(begin)

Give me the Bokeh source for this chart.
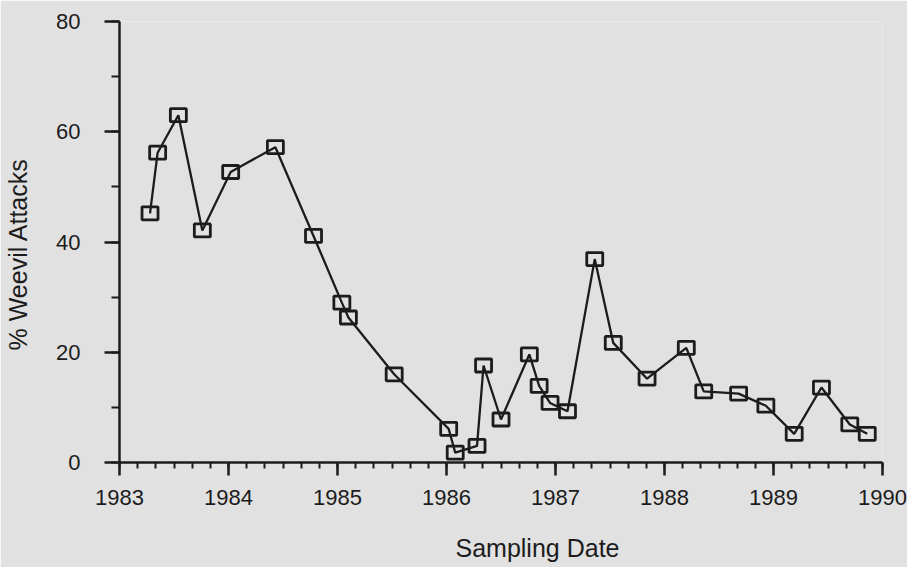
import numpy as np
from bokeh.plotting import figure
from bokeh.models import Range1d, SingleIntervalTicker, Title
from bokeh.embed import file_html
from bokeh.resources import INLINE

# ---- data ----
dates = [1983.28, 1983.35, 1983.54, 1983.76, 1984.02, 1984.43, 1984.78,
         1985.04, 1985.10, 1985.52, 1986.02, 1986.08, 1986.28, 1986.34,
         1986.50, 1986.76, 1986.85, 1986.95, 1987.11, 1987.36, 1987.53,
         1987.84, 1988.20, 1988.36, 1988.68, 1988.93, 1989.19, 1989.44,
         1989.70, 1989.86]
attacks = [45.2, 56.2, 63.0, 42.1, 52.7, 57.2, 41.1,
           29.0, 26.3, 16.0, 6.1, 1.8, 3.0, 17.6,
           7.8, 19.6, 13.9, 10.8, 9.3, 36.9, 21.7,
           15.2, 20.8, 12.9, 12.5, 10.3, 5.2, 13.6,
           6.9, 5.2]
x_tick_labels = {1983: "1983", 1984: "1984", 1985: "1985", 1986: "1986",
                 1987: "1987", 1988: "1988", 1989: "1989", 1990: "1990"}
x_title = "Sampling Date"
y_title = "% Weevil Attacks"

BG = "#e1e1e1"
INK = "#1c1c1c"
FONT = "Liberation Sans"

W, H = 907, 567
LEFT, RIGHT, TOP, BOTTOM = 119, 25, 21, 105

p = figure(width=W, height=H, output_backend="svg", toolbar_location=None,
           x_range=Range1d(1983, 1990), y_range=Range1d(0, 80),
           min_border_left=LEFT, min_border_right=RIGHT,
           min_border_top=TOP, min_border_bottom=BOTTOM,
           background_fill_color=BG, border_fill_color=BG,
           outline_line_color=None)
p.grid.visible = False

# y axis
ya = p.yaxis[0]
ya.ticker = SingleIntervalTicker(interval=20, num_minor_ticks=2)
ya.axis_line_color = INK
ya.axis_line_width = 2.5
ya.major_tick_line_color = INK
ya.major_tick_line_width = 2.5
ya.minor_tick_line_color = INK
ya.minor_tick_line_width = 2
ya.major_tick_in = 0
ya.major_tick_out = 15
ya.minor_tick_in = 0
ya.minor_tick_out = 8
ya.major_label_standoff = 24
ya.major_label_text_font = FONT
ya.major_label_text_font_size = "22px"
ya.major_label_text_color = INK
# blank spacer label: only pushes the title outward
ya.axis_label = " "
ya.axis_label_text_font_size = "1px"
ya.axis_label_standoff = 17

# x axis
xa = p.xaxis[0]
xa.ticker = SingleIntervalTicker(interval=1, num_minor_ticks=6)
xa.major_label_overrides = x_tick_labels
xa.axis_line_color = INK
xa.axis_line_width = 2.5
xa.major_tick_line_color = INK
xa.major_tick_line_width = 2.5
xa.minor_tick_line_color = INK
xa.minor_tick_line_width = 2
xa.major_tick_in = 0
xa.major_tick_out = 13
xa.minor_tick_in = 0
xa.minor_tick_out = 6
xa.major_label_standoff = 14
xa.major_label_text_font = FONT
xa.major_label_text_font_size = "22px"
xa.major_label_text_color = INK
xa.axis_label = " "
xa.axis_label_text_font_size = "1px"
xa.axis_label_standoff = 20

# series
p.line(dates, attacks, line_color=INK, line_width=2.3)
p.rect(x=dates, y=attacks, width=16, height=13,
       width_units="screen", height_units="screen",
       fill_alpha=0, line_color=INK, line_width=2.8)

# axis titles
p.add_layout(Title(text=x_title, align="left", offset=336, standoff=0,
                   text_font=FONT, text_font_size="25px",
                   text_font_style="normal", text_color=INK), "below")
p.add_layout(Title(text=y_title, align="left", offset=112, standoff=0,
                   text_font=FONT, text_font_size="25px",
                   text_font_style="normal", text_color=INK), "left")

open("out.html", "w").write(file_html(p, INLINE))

(end)
(begin)

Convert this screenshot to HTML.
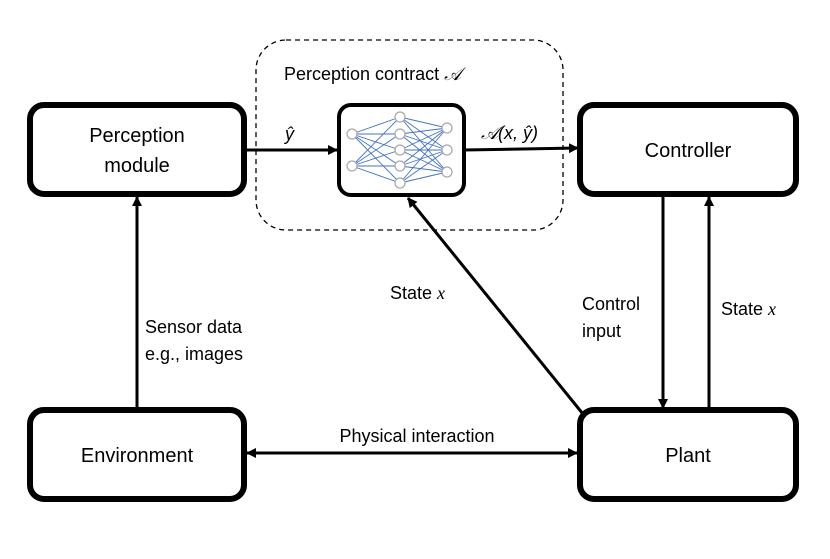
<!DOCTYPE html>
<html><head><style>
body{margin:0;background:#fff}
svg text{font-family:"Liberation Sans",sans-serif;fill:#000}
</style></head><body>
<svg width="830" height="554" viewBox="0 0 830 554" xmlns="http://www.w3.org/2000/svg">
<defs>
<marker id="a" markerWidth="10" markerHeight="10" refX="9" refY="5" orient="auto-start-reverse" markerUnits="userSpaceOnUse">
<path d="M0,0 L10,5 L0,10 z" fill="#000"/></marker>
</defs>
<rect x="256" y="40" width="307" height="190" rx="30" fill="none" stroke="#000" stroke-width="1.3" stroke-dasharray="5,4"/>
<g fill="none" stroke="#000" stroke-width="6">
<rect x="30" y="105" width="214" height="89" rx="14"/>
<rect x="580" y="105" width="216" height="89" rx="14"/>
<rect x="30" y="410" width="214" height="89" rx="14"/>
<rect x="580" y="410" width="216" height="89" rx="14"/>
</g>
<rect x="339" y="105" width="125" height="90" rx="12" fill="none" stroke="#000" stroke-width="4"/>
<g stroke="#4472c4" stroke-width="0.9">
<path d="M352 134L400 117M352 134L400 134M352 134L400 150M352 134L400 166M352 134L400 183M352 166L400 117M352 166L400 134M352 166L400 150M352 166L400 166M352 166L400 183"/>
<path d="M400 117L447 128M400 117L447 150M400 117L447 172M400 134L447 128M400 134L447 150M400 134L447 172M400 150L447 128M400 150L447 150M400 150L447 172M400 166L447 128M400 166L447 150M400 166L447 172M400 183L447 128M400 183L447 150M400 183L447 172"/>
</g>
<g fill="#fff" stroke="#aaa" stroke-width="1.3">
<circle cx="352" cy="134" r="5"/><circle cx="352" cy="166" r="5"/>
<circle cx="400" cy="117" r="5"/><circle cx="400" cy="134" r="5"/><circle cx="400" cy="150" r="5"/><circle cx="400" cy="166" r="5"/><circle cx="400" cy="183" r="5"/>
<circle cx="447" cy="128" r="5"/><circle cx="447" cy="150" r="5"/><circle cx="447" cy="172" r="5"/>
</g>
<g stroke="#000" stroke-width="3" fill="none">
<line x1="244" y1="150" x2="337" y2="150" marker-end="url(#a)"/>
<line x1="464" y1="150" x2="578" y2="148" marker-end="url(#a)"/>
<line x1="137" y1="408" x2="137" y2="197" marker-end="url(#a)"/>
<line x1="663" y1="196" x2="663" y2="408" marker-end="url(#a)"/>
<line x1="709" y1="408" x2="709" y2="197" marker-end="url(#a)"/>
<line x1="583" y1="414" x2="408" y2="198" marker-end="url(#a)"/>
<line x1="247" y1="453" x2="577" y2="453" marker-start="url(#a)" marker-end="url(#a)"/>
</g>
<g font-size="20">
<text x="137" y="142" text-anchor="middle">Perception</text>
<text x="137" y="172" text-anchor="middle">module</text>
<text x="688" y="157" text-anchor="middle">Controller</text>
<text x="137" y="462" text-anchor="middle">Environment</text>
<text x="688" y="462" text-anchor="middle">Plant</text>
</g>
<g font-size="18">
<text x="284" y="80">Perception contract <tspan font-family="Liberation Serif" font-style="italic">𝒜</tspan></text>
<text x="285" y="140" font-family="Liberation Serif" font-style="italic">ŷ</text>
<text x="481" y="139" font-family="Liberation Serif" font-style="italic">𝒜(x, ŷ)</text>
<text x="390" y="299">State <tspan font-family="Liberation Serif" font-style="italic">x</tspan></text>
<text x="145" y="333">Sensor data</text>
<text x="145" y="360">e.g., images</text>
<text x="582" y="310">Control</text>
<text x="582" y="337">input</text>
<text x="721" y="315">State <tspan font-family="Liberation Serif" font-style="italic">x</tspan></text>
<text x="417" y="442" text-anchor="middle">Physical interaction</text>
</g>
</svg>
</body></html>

(end)
(begin)

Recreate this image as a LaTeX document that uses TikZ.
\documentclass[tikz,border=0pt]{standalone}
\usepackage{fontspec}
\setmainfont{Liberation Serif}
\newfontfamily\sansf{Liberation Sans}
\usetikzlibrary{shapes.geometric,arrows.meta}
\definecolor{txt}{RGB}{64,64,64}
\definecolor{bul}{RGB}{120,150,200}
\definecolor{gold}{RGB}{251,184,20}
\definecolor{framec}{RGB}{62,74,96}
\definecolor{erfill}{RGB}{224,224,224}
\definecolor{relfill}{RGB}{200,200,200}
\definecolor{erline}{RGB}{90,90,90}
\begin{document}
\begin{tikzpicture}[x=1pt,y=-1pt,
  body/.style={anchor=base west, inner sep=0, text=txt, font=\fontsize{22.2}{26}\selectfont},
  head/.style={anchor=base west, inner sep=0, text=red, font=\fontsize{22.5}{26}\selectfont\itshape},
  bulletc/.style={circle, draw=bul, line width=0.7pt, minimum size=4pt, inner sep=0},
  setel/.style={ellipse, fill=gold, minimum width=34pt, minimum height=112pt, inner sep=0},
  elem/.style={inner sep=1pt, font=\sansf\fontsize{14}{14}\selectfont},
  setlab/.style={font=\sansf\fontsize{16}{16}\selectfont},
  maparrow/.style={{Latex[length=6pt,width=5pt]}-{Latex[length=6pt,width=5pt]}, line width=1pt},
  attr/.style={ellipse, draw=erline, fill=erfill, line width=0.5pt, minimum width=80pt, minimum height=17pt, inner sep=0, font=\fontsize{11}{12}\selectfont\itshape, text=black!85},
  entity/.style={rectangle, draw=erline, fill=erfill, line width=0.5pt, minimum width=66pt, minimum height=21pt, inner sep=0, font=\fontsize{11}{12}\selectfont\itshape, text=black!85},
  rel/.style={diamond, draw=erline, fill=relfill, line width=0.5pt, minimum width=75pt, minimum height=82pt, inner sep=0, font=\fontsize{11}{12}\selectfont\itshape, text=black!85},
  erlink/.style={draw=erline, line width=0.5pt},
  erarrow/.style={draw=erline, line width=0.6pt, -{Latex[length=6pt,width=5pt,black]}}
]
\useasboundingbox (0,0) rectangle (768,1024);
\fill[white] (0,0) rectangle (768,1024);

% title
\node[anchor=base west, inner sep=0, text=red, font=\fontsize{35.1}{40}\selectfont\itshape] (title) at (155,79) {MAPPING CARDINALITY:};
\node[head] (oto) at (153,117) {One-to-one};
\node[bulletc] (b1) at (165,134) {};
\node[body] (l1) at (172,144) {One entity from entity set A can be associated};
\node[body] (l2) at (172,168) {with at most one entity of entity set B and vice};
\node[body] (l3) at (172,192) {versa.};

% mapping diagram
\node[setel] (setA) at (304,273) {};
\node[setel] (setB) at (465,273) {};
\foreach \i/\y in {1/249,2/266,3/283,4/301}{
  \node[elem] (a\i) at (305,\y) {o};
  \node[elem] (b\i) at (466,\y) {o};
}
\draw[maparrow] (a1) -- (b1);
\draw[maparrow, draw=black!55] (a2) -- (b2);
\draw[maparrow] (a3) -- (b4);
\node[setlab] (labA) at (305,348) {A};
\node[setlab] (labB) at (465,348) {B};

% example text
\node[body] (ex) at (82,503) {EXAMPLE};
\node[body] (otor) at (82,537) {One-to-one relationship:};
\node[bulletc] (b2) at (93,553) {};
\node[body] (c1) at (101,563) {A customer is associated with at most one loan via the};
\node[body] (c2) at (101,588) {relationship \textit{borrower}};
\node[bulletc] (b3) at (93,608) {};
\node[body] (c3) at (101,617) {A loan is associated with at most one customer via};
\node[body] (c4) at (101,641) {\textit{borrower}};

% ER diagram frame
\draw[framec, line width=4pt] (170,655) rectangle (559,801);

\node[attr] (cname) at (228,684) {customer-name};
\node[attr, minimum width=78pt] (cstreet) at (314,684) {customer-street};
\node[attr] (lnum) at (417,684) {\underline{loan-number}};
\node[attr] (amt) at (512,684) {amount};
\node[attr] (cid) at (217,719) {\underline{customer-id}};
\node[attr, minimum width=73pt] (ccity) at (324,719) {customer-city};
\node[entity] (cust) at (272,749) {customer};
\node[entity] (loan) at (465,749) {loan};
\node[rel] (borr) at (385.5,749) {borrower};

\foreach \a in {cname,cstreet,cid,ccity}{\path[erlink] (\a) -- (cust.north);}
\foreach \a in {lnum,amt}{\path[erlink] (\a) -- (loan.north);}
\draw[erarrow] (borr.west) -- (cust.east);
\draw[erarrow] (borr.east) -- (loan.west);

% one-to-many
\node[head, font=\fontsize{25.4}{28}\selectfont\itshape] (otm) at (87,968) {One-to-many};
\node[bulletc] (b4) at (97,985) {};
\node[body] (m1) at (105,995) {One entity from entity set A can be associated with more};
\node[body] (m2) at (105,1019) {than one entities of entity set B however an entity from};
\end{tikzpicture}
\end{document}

(end)

■ Request
Set down the lines running from the one with "Give me the Bokeh source for this chart." through the one with "from bokeh.resources import INLINE", both ends kept, exactly and with no pictures.

■ Exercise output
Give me the Bokeh source for this chart.
import numpy as np
from bokeh.plotting import figure
from bokeh.models import Range1d, SingleIntervalTicker, Title
from bokeh.embed import file_html
from bokeh.resources import INLINE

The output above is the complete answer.